How a Sustainable Business Model in Rural Uganda Translates on Streets of Dallas

June 15, 2016Posted by Wendy Joan Biddlecombe

Although circumstances might differ, women across the world struggle with the same issue: earning a living wage that allows them to care for themselves and their families.

And finding good jobs is even more difficult when these women are recovering from addiction or sexual trafficking, or are living in poverty or with an HIV-positive diagnosis.

But the Akola Project, a U.S.-based nonprofit, is helping underserved women in Dallas and in Uganda find well paying and fulfilling work by rolling and assembling beads for boutique-quality jewelry.

“The advantage [of this model] is that women come together in community. They come together and make the jewelry together,” said Brittany Merrill Underwood, who founded the Akola Project in 2006.

“In Uganda, the women say you think you’re the only one who has struggles, that you’re alone and isolated, but when you come together in community—that’s where you get the strength. Akola offers a community where you realize that you’re not alone.”
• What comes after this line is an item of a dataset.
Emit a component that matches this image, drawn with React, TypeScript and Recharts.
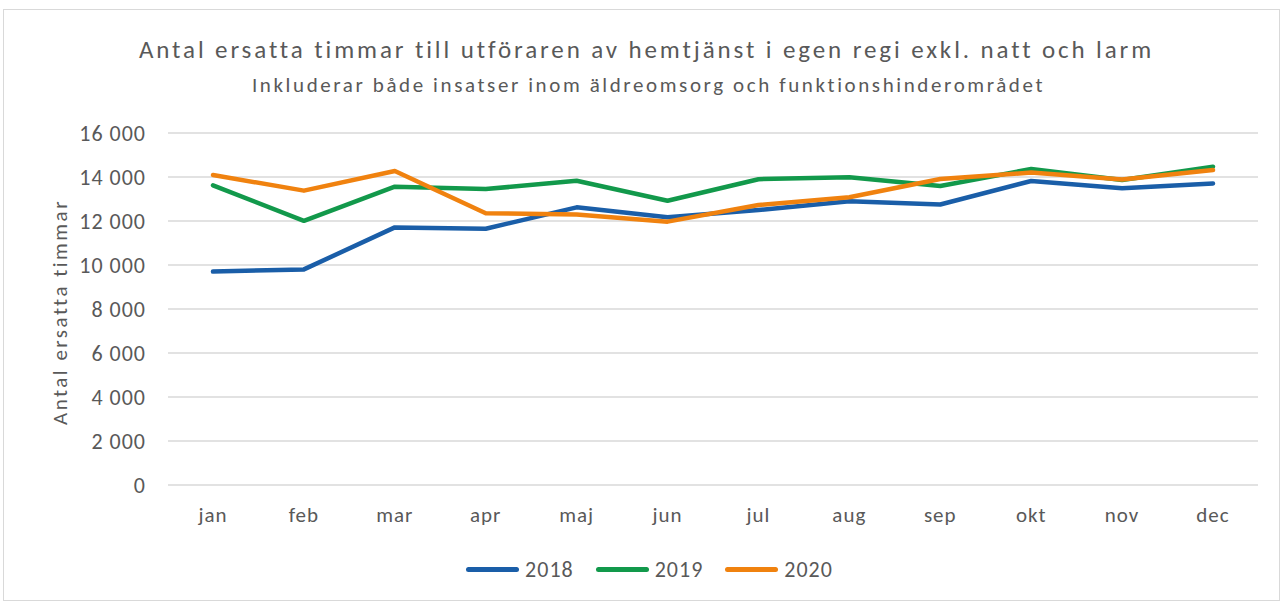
import { LineChart, Line, XAxis, YAxis, CartesianGrid } from 'recharts';

const MONTHS = ['jan', 'feb', 'mar', 'apr', 'maj', 'jun', 'jul', 'aug', 'sep', 'okt', 'nov', 'dec'];
const Y2018 = [9700, 9800, 11710, 11650, 12620, 12170, 12500, 12900, 12750, 13820, 13490, 13710];
const Y2019 = [13620, 12010, 13560, 13450, 13830, 12920, 13900, 13990, 13590, 14360, 13860, 14470];
const Y2020 = [14090, 13380, 14270, 12350, 12300, 11970, 12730, 13080, 13910, 14200, 13890, 14320];
const Y_TICKS = [0, 2000, 4000, 6000, 8000, 10000, 12000, 14000, 16000];

const SERIES = [
  { key: 'y2018', name: '2018', color: '#1a5ea8' },
  { key: 'y2019', name: '2019', color: '#12994b' },
  { key: 'y2020', name: '2020', color: '#f0820f' },
];

const data = MONTHS.map((m, i) => ({ month: m, y2018: Y2018[i], y2019: Y2019[i], y2020: Y2020[i] }));

const FONT = 'Calibri, Carlito, Lato, sans-serif';
const TEXT = '#595959';

const fmt = (v: number) => String(v).replace(/\B(?=(\d{3})+(?!\d))/g, '\u00a0');

export default function App() {
  return (
    <div style={{ position: 'absolute', left: 0, top: 0, width: 1285, height: 602, background: '#fff', fontFamily: FONT, color: TEXT }}>
      <div style={{ position: 'absolute', left: 3, top: 9, width: 1277, height: 592, border: '1px solid #d9d9d9', boxSizing: 'border-box' }} />
      <div style={{ position: 'absolute', left: 0, width: 1293, top: 34, textAlign: 'center', fontSize: 25, letterSpacing: 2.9, whiteSpace: 'nowrap' }}>
        Antal ersatta timmar till utföraren av hemtjänst i egen regi exkl. natt och larm
      </div>
      <div style={{ position: 'absolute', left: 0, width: 1297, top: 72, textAlign: 'center', fontSize: 21, letterSpacing: 2.6, whiteSpace: 'nowrap' }}>
        Inkluderar både insatser inom äldreomsorg och funktionshinderområdet
      </div>
      <div
        style={{
          position: 'absolute', left: 60, top: 312, transform: 'translate(-50%, -50%) rotate(-90deg)',
          fontSize: 21, letterSpacing: 2.5, whiteSpace: 'nowrap',
        }}
      >
        Antal ersatta timmar
      </div>
      <div style={{ position: 'absolute', left: 0, top: 0 }}>
        <LineChart width={1285} height={602} data={data} margin={{ top: 133, right: 27, bottom: 77, left: 68 }}>
          <CartesianGrid vertical={false} stroke="#d9d9d9" strokeWidth={1.5} />
          <XAxis
            dataKey="month"
            axisLine={false}
            tickLine={false}
            tickSize={0}
            tickMargin={22}
            height={40}
            interval={0}
            padding={{ left: 45, right: 45 }}
            tick={{ fill: TEXT, fontSize: 21, fontFamily: FONT, letterSpacing: 1 }}
          />
          <YAxis
            domain={[0, 16000]}
            ticks={Y_TICKS}
            width={100}
            axisLine={false}
            tickLine={false}
            tickSize={0}
            tickMargin={22}
            tickFormatter={fmt}
            tick={{ fill: TEXT, fontSize: 22, fontFamily: FONT, letterSpacing: 1 }}
          />
          {SERIES.map((s) => (
            <Line
              key={s.key}
              type="linear"
              dataKey={s.key}
              name={s.name}
              stroke={s.color}
              strokeWidth={4.5}
              strokeLinejoin="round"
              strokeLinecap="round"
              dot={false}
              activeDot={false}
              isAnimationActive={false}
            />
          ))}
        </LineChart>
      </div>
      <div style={{ position: 'absolute', left: 0, width: 1299, top: 556, display: 'flex', justifyContent: 'center', gap: 22, fontSize: 22, letterSpacing: 1 }}>
        {SERIES.map((s) => (
          <div key={s.key} style={{ display: 'flex', alignItems: 'center', gap: 6 }}>
            <div style={{ width: 53, height: 5, borderRadius: 3, background: s.color }} />
            <span>{s.name}</span>
          </div>
        ))}
      </div>
    </div>
  );
}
Underwood started the Akola Project after witnessing the responsibility and extreme poverty women in Uganda face during a college trip. The year she started Akola, Underwood worked to  build an orphanage.

After meeting local woman—many of whom cared for more than 10 children at a time—she realized she could help keep these families intact, not by building more orphanages, but by giving the women vocational skills and sustainable employment.
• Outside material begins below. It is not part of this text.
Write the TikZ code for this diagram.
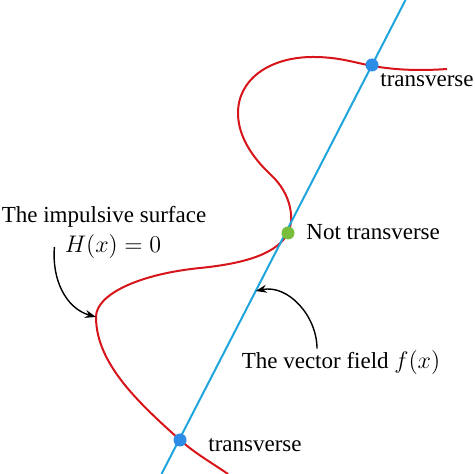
\documentclass[tikz,border=0pt]{standalone}
\usepackage{fontspec}
\setmainfont{Liberation Serif}
\usetikzlibrary{positioning,arrows.meta}

\definecolor{curvered}{RGB}{215,20,25}
\definecolor{fieldblue}{RGB}{30,165,220}
\definecolor{dotblue}{RGB}{45,140,230}
\definecolor{dotgreen}{RGB}{120,190,60}

\begin{document}
\begin{tikzpicture}[
    x=0.5pt, y=0.5pt,
    lbl/.style={inner sep=1pt, font=\fontsize{11.5}{14}\selectfont},
    dot/.style={circle, fill=#1, minimum size=6.5pt, inner sep=0pt},
    surf/.style={draw=curvered, line width=1pt},
    field/.style={draw=fieldblue, line width=1pt},
    arr/.style={-{Stealth[length=5.5pt,width=4pt]}, line width=0.7pt}
]
\useasboundingbox (0,0) rectangle (474,474);
% the surface H(x)=0
\draw[surf] (228,0) .. controls (212,11) and (196,20) .. (180,34)
    .. controls (140,70) and (96,110) .. (96,157) coordinate (surfpt)
    .. controls (96,180) and (140,200) .. (200,206)
    .. controls (250,211) and (278,222) .. (288,241)
    .. controls (294,253) and (293,279) .. (270,300)
    .. controls (252,317) and (238,338) .. (238,361)
    .. controls (238,395) and (270,417) .. (313,417)
    .. controls (340,417) and (355,411) .. (373,408)
    .. controls (395,404) and (420,403) .. (447,405);
% the vector field
\coordinate (ftop) at (405.5,474);
\coordinate (fbot) at (161.5,0);
\draw[field] (ftop) -- (fbot) coordinate[pos=0.614] (fieldpt);
% crossing points
\node[dot=dotblue] (cross1) at (372,409) {};
\node[dot=dotgreen] (touch) at (288,241) {};
\node[dot=dotblue] (cross2) at (180,34) {};
% labels
\node[lbl, anchor=north west] (tr1) at (378,403) {transverse};
\node[lbl, anchor=west] (nottr) at (304,242) {Not transverse};
\node[lbl, anchor=west] (tr2) at (206,29) {transverse};
\node[lbl] (surface) at (104,257) {The impulsive surface};
\node[lbl] (hlabel) at (113,227) {$H(x)=0$};
\node[lbl] (vfield) at (341,111) {The vector field $f(x)$};
% pointers
\draw[arr] ([xshift=-4pt]hlabel.west) to[out=265, in=164] (surfpt);
\draw[arr] ([xshift=-12pt]vfield.north) to[out=90, in=12] (fieldpt);
\end{tikzpicture}
\end{document}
Since then, Akola Project has trained more than 450 women to roll the beads and assemble the jewelry line, in turn ensuring them a living wage. The beads are made of paper, and are finished with a non-toxic varnish. Other materials used in the designs, such as horns, are ethically sourced so no animals are harmed, and the metals used in the pieces are made from recycled scrap.


The program has also built 23 wells so that the women and their communities have access to clean water, as well as two vocational training centers where women can hone their hard and soft job skills.
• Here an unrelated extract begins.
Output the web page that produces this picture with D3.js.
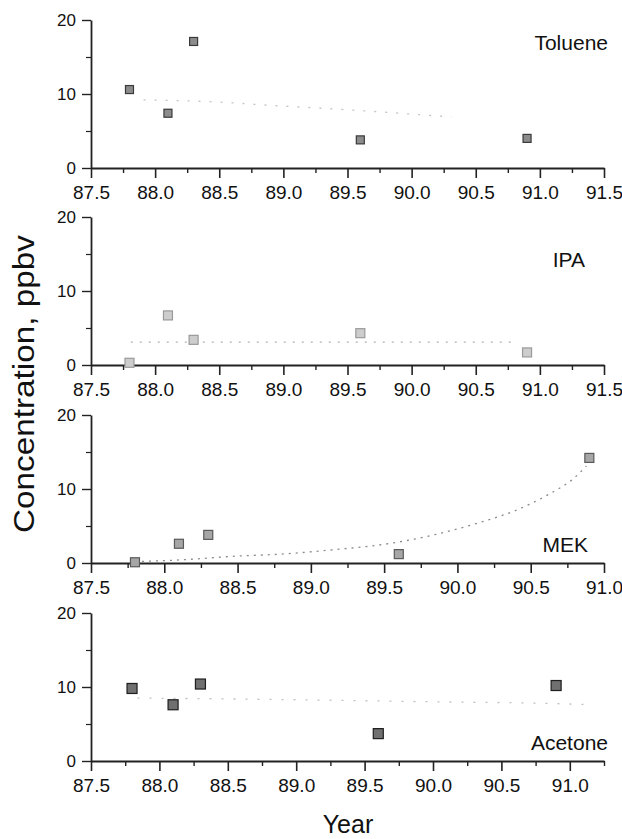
<!DOCTYPE html>
<html>
<head>
<meta charset="utf-8">
<script src="https://cdn.jsdelivr.net/npm/d3@7"></script>
<style>
  body { margin: 0; background: #fff; }
  text { font-family: "Liberation Sans", Arial, sans-serif; fill: #111; }
</style>
</head>
<body>
<div id="chart"></div>
<script>
// sampling years and measured concentrations (ppbv)
var years = [87.8, 88.1, 88.3, 89.6, 90.9];
var toluene = [10.6, 7.4, 17.1, 3.8, 4.0];
var ipa = [0.3, 6.7, 3.4, 4.3, 1.7];
var mek = [0.1, 2.6, 3.8, 1.2, 14.2];
var acetone = [9.8, 7.6, 10.4, 3.7, 10.2];

// fitted trend curves
var tolueneTrendX = [87.91, 88.5, 88.87, 89.56, 90.31];
var tolueneTrendY = [9.2, 8.9, 8.5, 7.8, 6.9];
var ipaTrendX = [87.81, 90.78];
var ipaTrendY = [3.1, 3.1];
var mekTrendX = [87.8, 88.1, 88.51, 88.78, 89.21, 89.42, 89.86, 90.14, 90.41, 90.62, 90.79, 90.88];
var mekTrendY = [0.18, 0.41, 0.95, 1.18, 1.9, 2.31, 3.9, 5.4, 7.21, 9.25, 11.39, 13.1];
var acetoneTrendX = [87.84, 88.45, 89.3, 90.0, 90.8, 91.17];
var acetoneTrendY = [8.5, 8.4, 8.2, 8.0, 7.8, 7.6];

var yTicks = [0, 10, 20];

var svgWidth = 622, svgHeight = 839;

var svg = d3.select("#chart")
  .append("svg")
  .attr("width", svgWidth)
  .attr("height", svgHeight);

var panels = [
  { name: "Toluene", vals: toluene, tx: tolueneTrendX, ty: tolueneTrendY, xmax: 91.5, top: 20,
    fill: "#8c8c8c", stroke: "#3a3a3a", size: 8, trend: "#c4c4c4", dash: "2,9",
    lab: { x: 608, y: 50 } },
  { name: "IPA", vals: ipa, tx: ipaTrendX, ty: ipaTrendY, xmax: 91.5, top: 217,
    fill: "#cdcdcd", stroke: "#9a9a9a", size: 9, trend: "#b0b0b0", dash: "2,7",
    lab: { x: 585, y: 267 } },
  { name: "MEK", vals: mek, tx: mekTrendX, ty: mekTrendY, xmax: 91.0, top: 415,
    fill: "#a6a6a6", stroke: "#5a5a5a", size: 9, trend: "#8a8a8a", dash: "2,5",
    lab: { x: 588, y: 552 } },
  { name: "Acetone", vals: acetone, tx: acetoneTrendX, ty: acetoneTrendY, xmax: 91.25, top: 613,
    fill: "#707070", stroke: "#1e1e1e", size: 10, trend: "#c0c0c0", dash: "2,10",
    lab: { x: 608, y: 750 } }
];

var plotLeft = 91, plotRight = 604, plotH = 148;

panels.forEach(function(p) {
  var x = d3.scaleLinear().domain([87.5, p.xmax]).range([plotLeft, plotRight]);
  var y = d3.scaleLinear().domain([0, 20]).range([p.top + plotH, p.top]);

  var g = svg.append("g");

  // x axis: majors every 0.5, minors every 0.25
  var majors = d3.range(87.5, p.xmax + 0.001, 0.5);
  var minors = d3.range(87.75, p.xmax + 0.001, 0.5);

  var xAxis = g.append("g")
    .attr("transform", `translate(0, ${y(0)})`)
    .call(d3.axisBottom(x).tickValues(majors).tickSize(10).tickSizeOuter(0)
      .tickFormat(d3.format(".1f")));
  xAxis.select(".domain").attr("stroke", "#222").attr("stroke-width", 2);
  xAxis.selectAll(".tick line").attr("stroke", "#222").attr("stroke-width", 1.6);
  xAxis.selectAll(".tick text")
    .attr("font-size", 19).attr("dy", "0.95em").attr("fill", "#111")
    .attr("font-family", "Liberation Sans, Arial, sans-serif");

  g.append("g")
    .attr("transform", `translate(0, ${y(0)})`)
    .call(d3.axisBottom(x).tickValues(minors).tickSize(5).tickFormat(""))
    .call(function(s) { s.select(".domain").remove(); })
    .selectAll(".tick line").attr("stroke", "#222").attr("stroke-width", 1.4);

  // y axis
  var yAxis = g.append("g")
    .attr("transform", `translate(${plotLeft}, 0)`)
    .call(d3.axisLeft(y).tickValues(yTicks).tickSize(9).tickSizeOuter(0).tickPadding(6));
  yAxis.select(".domain").attr("stroke", "#222").attr("stroke-width", 1.8);
  yAxis.selectAll(".tick line").attr("stroke", "#222").attr("stroke-width", 1.4);
  yAxis.selectAll(".tick text")
    .attr("font-size", 17).attr("fill", "#111")
    .attr("font-family", "Liberation Sans, Arial, sans-serif");

  g.append("g")
    .attr("transform", `translate(${plotLeft}, 0)`)
    .call(d3.axisLeft(y).tickValues([5, 15]).tickSize(5).tickFormat(""))
    .call(function(s) { s.select(".domain").remove(); })
    .selectAll(".tick line").attr("stroke", "#222").attr("stroke-width", 1.2);

  // trend line
  var trendPts = p.tx.map(function(v, i) { return [v, p.ty[i]]; });
  var line = d3.line()
    .x(function(d) { return x(d[0]); })
    .y(function(d) { return y(d[1]); })
    .curve(d3.curveMonotoneX);
  g.append("path")
    .datum(trendPts)
    .attr("d", line)
    .attr("fill", "none")
    .attr("stroke", p.trend)
    .attr("stroke-width", 1.3)
    .attr("stroke-dasharray", p.dash);

  // square markers
  g.selectAll("rect.pt")
    .data(years)
    .enter()
    .append("rect")
    .attr("class", "pt")
    .attr("x", function(d) { return x(d) - p.size / 2; })
    .attr("y", function(d, i) { return y(p.vals[i]) - p.size / 2; })
    .attr("width", p.size)
    .attr("height", p.size)
    .attr("fill", p.fill)
    .attr("stroke", p.stroke)
    .attr("stroke-width", 1.2);

  // compound name
  g.append("text")
    .attr("x", p.lab.x)
    .attr("y", p.lab.y)
    .attr("text-anchor", "end")
    .attr("font-size", 21)
    .text(p.name);
});

// axis titles
svg.append("text")
  .attr("transform", "translate(34, 384) rotate(-90)")
  .attr("text-anchor", "middle")
  .attr("font-size", 29)
  .attr("textLength", 298)
  .attr("lengthAdjust", "spacingAndGlyphs")
  .text("Concentration, ppbv");

svg.append("text")
  .attr("x", 348)
  .attr("y", 833)
  .attr("text-anchor", "middle")
  .attr("font-size", 25)
  .text("Year");
</script>
</body>
</html>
Last year, the nonprofit provided the women in Uganda with HIV/AIDS and malaria testing, and education on tuberculosis, family planning and maternal health. A wellness officer is available to attend births, weddings and funerals for support, and a medical assistance program supports women during short and long term illnesses and in times of bereavement.

Two years ago, the Akola Project brought their sustainable development model to women in Dallas, helping women who were formerly sexually trafficked or incarcerated with a new economic opportunity.


“The problem in Dallas in that women have been going back into prostitution, poverty and jail because they don’t have an economic alternative,” Underwood said. “There was a huge gap in the Dallas nonprofit ecosystem, and the Dallas Women’s Foundation approached us because of the economic model that worked well for us in Uganda.”

After piloting the program, Underwood found that it worked just as well in Dallas. What didn’t, however, was an $8 minimum wage. Akola overcame that obstacle by developing a new retail line that will be in Neiman Marcus stores across the country this fall, and sell at a higher price point. The higher cost of the jewelry allows them to pay the women at least $15 an hour, and all  proceeds go back into funding the programs to teach more women in Dallas and Uganda.

Annette Bailey, 56, started working in Akola’s distribution center two years ago as an intern and is now a full-time employee.


A recovering addict, Bailey said she turned to prostitution to buy drugs. She has been in recovery for four years.

Through Akola, Annette said her life has been “transformed and empowered,” and she’s set to start college to become a substance abuse counselor.

“I’m able to see my life in a different perspective. I know that I’m more than what I thought I used to be,” Bailey said. “And I’m able to help women—she might not have the same circumstances and experiences that I had—but I feel I am able to talk to her about things that went on in my life and be empowered through that.”